Unlike PJM or CAISO, ERCOT lacks centralized capacity markets. It relies on scarcity pricing and real-time energy arbitrage — meaning regulation services aren’t “nice-to-have” reserves. They’re the shock absorbers keeping the grid from collapsing when a 500-MW wind ramp drops out in West Texas. When February 2023’s cold snap returned in January 2024 — with 17 GW of thermal capacity offline — ERCOT didn’t call on demand response. It called on regulation resources — and paid $112/MW-hr for down service for three consecutive hours. Austin’s fleet earned $18,400 that day alone.

That volatility is the engine. It’s also the risk. During the June 2024 heat dome, ERCOT cleared regulation down 83% of the time — but the price collapsed to $8.20/MW-hr for 11 hours straight. Austin’s fleet still participated — not for revenue, but for reliability credits (which offset $21,000 in annual transmission charges). That’s a Texas-specific incentive: HB 4390 lets municipally owned fleets convert verified grid-support hours into TDU cost offsets.

So yes — revenue swings. But the *value* isn’t just dollars. It’s resilience leverage. It’s avoided outage costs. It’s political capital with PUC commissioners who remember Winter Storm Uri.

What’s Next — and What’s Stuck

Two things are accelerating: hardware maturity and regulatory clarity. Fermata’s next-gen FER-4000 (shipping Q4 2024) cuts inverter latency to 62 ms and adds native ISO-50001 energy accounting. Meanwhile, ERCOT’s proposed Protocol Revision 1217 — now in final comment period — would let V2G resources bid directly into contingency reserves, not just regulation. That opens up $142M/year in new revenue, per ERCOT’s 2024 Market Impact Assessment.

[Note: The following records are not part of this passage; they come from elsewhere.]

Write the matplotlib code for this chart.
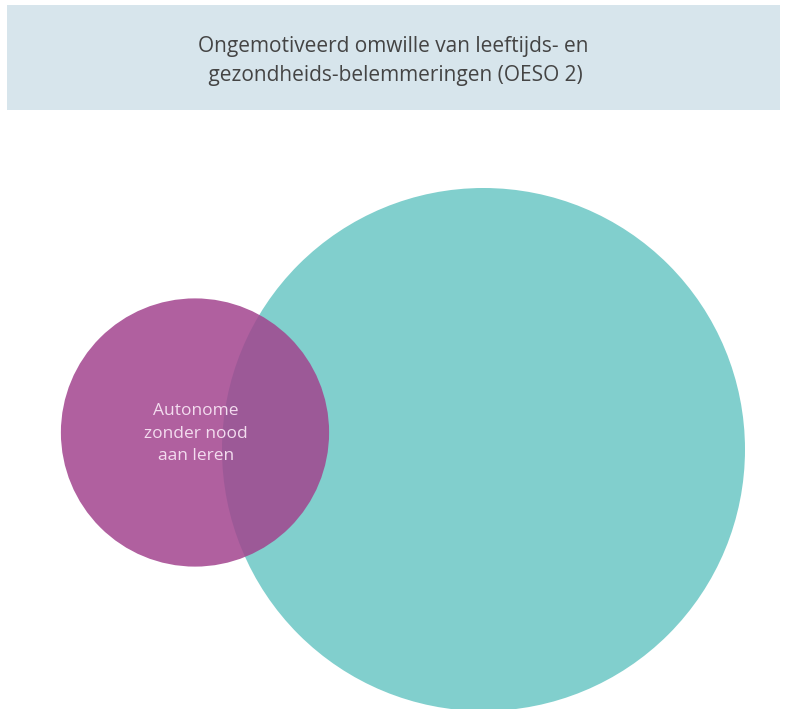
import numpy as np
import matplotlib.pyplot as plt
from matplotlib.patches import Circle, Rectangle

# Venn data: relative group sizes (area) and labels
groups = ["Ongemotiveerd omwille van leeftijds- en gezondheids-belemmeringen", "Autonome zonder nood aan leren"]
sizes = [100.0, 26.3]
labels = ["", "Autonome\nzonder nood\naan leren"]
colors = ["#81cfcd", "#a2448e"]
alphas = [1.0, 0.85]

title = "Ongemotiveerd omwille van leeftijds- en\n gezondheids-belemmeringen (OESO 2)"

fig = plt.figure(figsize=(7.87, 7.09), dpi=100)
ax = fig.add_axes([0, 0, 1, 1])
ax.set_xlim(0, 787)
ax.set_ylim(709, 0)
ax.axis('off')

# title banner
ax.add_patch(Rectangle((7, 5), 773, 105, facecolor="#d7e5ec", edgecolor="none"))
ax.text(393, 61, title, ha='center', va='center', fontsize=15,
        color="#444444", family="Open Sans", linespacing=1.45)

# scale circle radii from sizes (area proportional)
big_r = 261.5
radii = [big_r * np.sqrt(s / sizes[0]) for s in sizes]
centers = [(483.5, 449.5), (195, 432.5)]

for (cx, cy), r, c, a, lab in zip(centers, radii, colors, alphas, labels):
    ax.add_patch(Circle((cx, cy), r, facecolor=c, edgecolor="none", alpha=a))
    if lab:
        ax.text(cx + 1, cy + 1, lab, ha='center', va='center', fontsize=12.5,
                color="#f3dcef", family="Open Sans", linespacing=1.55)

fig.savefig("out.png", dpi=100)
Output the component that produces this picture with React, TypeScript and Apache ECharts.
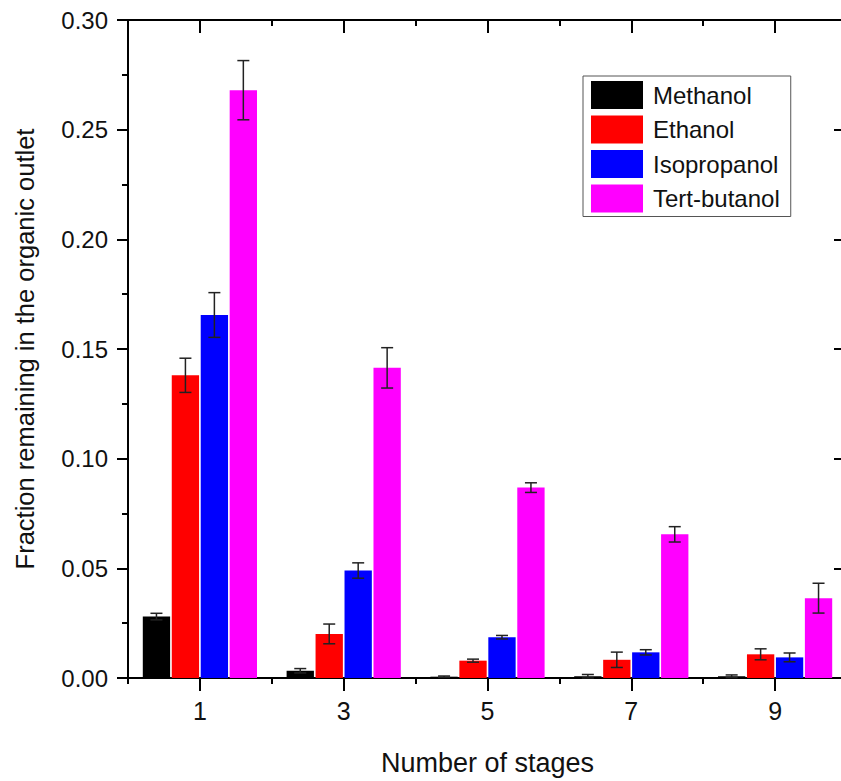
import React, { useEffect, useRef } from "react";
import * as echarts from "echarts";

const categories = ["1", "3", "5", "7", "9"];
const seriesNames = ["Methanol", "Ethanol", "Isopropanol", "Tert-butanol"];
const seriesColors = ["#000000", "#ff0000", "#0000ff", "#ff00ff"];

const methanol = [0.028, 0.0033, 0.0006, 0.0008, 0.0008];
const methanolErr = [0.0015, 0.001, 0.0003, 0.0008, 0.0006];
const ethanol = [0.138, 0.0201, 0.0079, 0.0083, 0.0108];
const ethanolErr = [0.0078, 0.0045, 0.0007, 0.0035, 0.0025];
const isopropanol = [0.1655, 0.049, 0.0186, 0.0117, 0.0094];
const isopropanolErr = [0.0102, 0.0035, 0.0008, 0.0012, 0.002];
const tertButanol = [0.268, 0.1414, 0.0868, 0.0655, 0.0364];
const tertButanolErr = [0.0135, 0.0092, 0.0022, 0.0035, 0.0068];

const values = [methanol, ethanol, isopropanol, tertButanol];
const errors = [methanolErr, ethanolErr, isopropanolErr, tertButanolErr];

const yTickValues = [0, 0.05, 0.1, 0.15, 0.2, 0.25, 0.3];

const FONT = "'Liberation Sans', Arial, sans-serif";
const BAR_FRAC = 0.19;
const BAR_GAP = 0.06;

export default function App() {
  const ref = useRef<HTMLDivElement>(null);

  useEffect(() => {
    if (!ref.current) return;
    const chart = echarts.init(ref.current, undefined, { renderer: "svg" });

    const axisLine = { show: true, lineStyle: { color: "#000", width: 2 } };

    const barSeries = seriesNames.map((name, i) => ({
      name,
      type: "bar",
      xAxisIndex: 0,
      yAxisIndex: 0,
      data: values[i],
      barWidth: `${BAR_FRAC * 100}%`,
      barGap: `${BAR_GAP * 100}%`,
      itemStyle: { color: seriesColors[i] },
      z: 2,
    }));

    const errSeries = seriesNames.map((name, i) => ({
      name: name + " error",
      type: "custom",
      xAxisIndex: 0,
      yAxisIndex: 0,
      z: 5,
      data: values[i].map((v, k) => [k, v - errors[i][k], v + errors[i][k]]),
      encode: { x: 0, y: [1, 2] },
      renderItem: (params: any, api: any) => {
        const k = api.value(0);
        const lo = api.coord([k, api.value(1)]);
        const hi = api.coord([k, api.value(2)]);
        const band = api.size([1, 0])[0];
        const bw = band * BAR_FRAC;
        const gap = bw * BAR_GAP;
        const cx = lo[0] + (i - 1.5) * (bw + gap);
        const cap = 6;
        const style = { stroke: "#222", lineWidth: 1.5 };
        return {
          type: "group",
          children: [
            { type: "line", shape: { x1: cx, y1: lo[1], x2: cx, y2: hi[1] }, style },
            { type: "line", shape: { x1: cx - cap, y1: hi[1], x2: cx + cap, y2: hi[1] }, style },
            { type: "line", shape: { x1: cx - cap, y1: lo[1], x2: cx + cap, y2: lo[1] }, style },
          ],
        };
      },
    }));

    const option: any = {
      animation: false,
      backgroundColor: "#ffffff",
      textStyle: { fontFamily: FONT },
      grid: { left: 128, right: 2, top: 20, bottom: 101, containLabel: false },
      legend: {
        data: seriesNames,
        orient: "vertical",
        left: 583,
        top: 76,
        itemWidth: 52,
        itemHeight: 28,
        itemGap: 6.5,
        padding: [5, 11, 4, 8],
        borderColor: "#555",
        borderWidth: 1,
        backgroundColor: "#fff",
        icon: "rect",
        textStyle: { fontSize: 24, color: "#111", fontFamily: FONT, padding: [0, 0, 0, 5] },
      },
      xAxis: [
        {
          type: "category",
          data: categories,
          position: "bottom",
          boundaryGap: true,
          axisLine,
          axisTick: { show: true, alignWithLabel: true, length: 13, lineStyle: { color: "#000", width: 2 } },
          axisLabel: { fontSize: 25, color: "#111", margin: 20, fontFamily: FONT },
          splitLine: { show: false },
          name: "Number of stages",
          nameLocation: "middle",
          nameGap: 71,
          nameTextStyle: { fontSize: 27, color: "#111", fontFamily: FONT },
        },
        {
          type: "category",
          data: categories,
          position: "bottom",
          boundaryGap: true,
          axisLine: { show: false },
          axisTick: { show: true, alignWithLabel: false, length: 6, lineStyle: { color: "#000", width: 2 } },
          axisLabel: { show: false },
          splitLine: { show: false },
        },
        {
          type: "category",
          data: categories,
          position: "top",
          boundaryGap: true,
          axisLine,
          axisTick: { show: true, inside: true, alignWithLabel: true, length: 13, lineStyle: { color: "#000", width: 2 } },
          axisLabel: { show: false },
          splitLine: { show: false },
        },
        {
          type: "category",
          data: categories,
          position: "top",
          boundaryGap: true,
          axisLine: { show: false },
          axisTick: { show: true, inside: true, alignWithLabel: false, length: 6, lineStyle: { color: "#000", width: 2 } },
          axisLabel: { show: false },
          splitLine: { show: false },
        },
      ],
      yAxis: [
        {
          type: "value",
          position: "left",
          min: yTickValues[0],
          max: yTickValues[yTickValues.length - 1],
          interval: 0.05,
          axisLine,
          axisTick: { show: true, length: 11, lineStyle: { color: "#000", width: 2 } },
          minorTick: { show: true, splitNumber: 2, length: 6, lineStyle: { color: "#000", width: 2 } },
          splitLine: { show: false },
          minorSplitLine: { show: false },
          axisLabel: {
            fontSize: 24,
            color: "#111",
            margin: 20,
            fontFamily: FONT,
            formatter: (v: number) => v.toFixed(2),
          },
          name: "Fraction remaining in the organic outlet",
          nameLocation: "middle",
          nameRotate: 90,
          nameGap: 90,
          nameTextStyle: { fontSize: 25.5, color: "#111", fontFamily: FONT },
        },
        {
          type: "value",
          position: "right",
          min: yTickValues[0],
          max: yTickValues[yTickValues.length - 1],
          interval: 0.05,
          axisLine,
          axisTick: { show: true, inside: true, length: 13, lineStyle: { color: "#000", width: 2 } },
          minorTick: { show: true, splitNumber: 2, length: 6, lineStyle: { color: "#000", width: 2 } },
          splitLine: { show: false },
          minorSplitLine: { show: false },
          axisLabel: { show: false },
        },
      ],
      series: [...barSeries, ...errSeries],
    };

    chart.setOption(option);
    return () => chart.dispose();
  }, []);

  return (
    <div
      style={{
        position: "absolute",
        left: 0,
        top: 0,
        width: 841,
        height: 781,
        overflow: "hidden",
        background: "#fff",
      }}
    >
      <div ref={ref} style={{ width: 849, height: 781 }} />
    </div>
  );
}
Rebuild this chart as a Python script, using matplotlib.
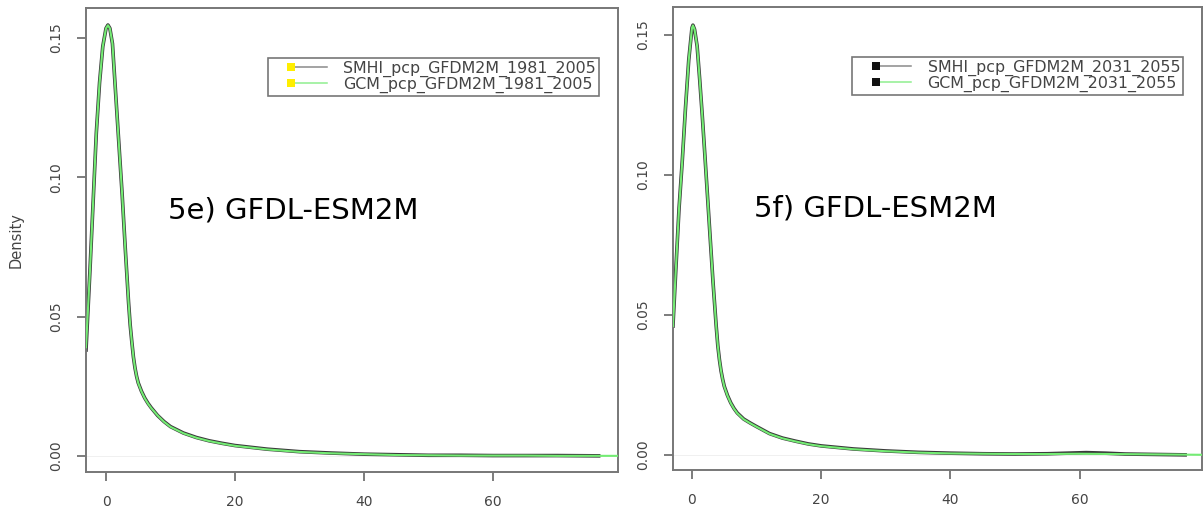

What’s stuck? Interconnection queues. Austin waited 11 months for their Part 2 application — not because of technical review, but because ERCOT’s queue software couldn’t parse “aggregated EV fleet” as a resource class. They had to file as 32 separate distributed energy resources, then manually bind them in GridOS. That workaround won’t scale past 200 vehicles.

I’ve seen three other Texas municipalities — San Antonio, Corpus Christi, and El Paso — hit the same wall. Their fleets are ready. Their inverters are certified. Their drivers are trained. But until ERCOT updates its interconnection taxonomy, they’re waiting in line behind solar farms and data centers. That’s not an engineering problem. It’s a paperwork problem — and right now, it’s the single largest barrier to statewide V2G adoption.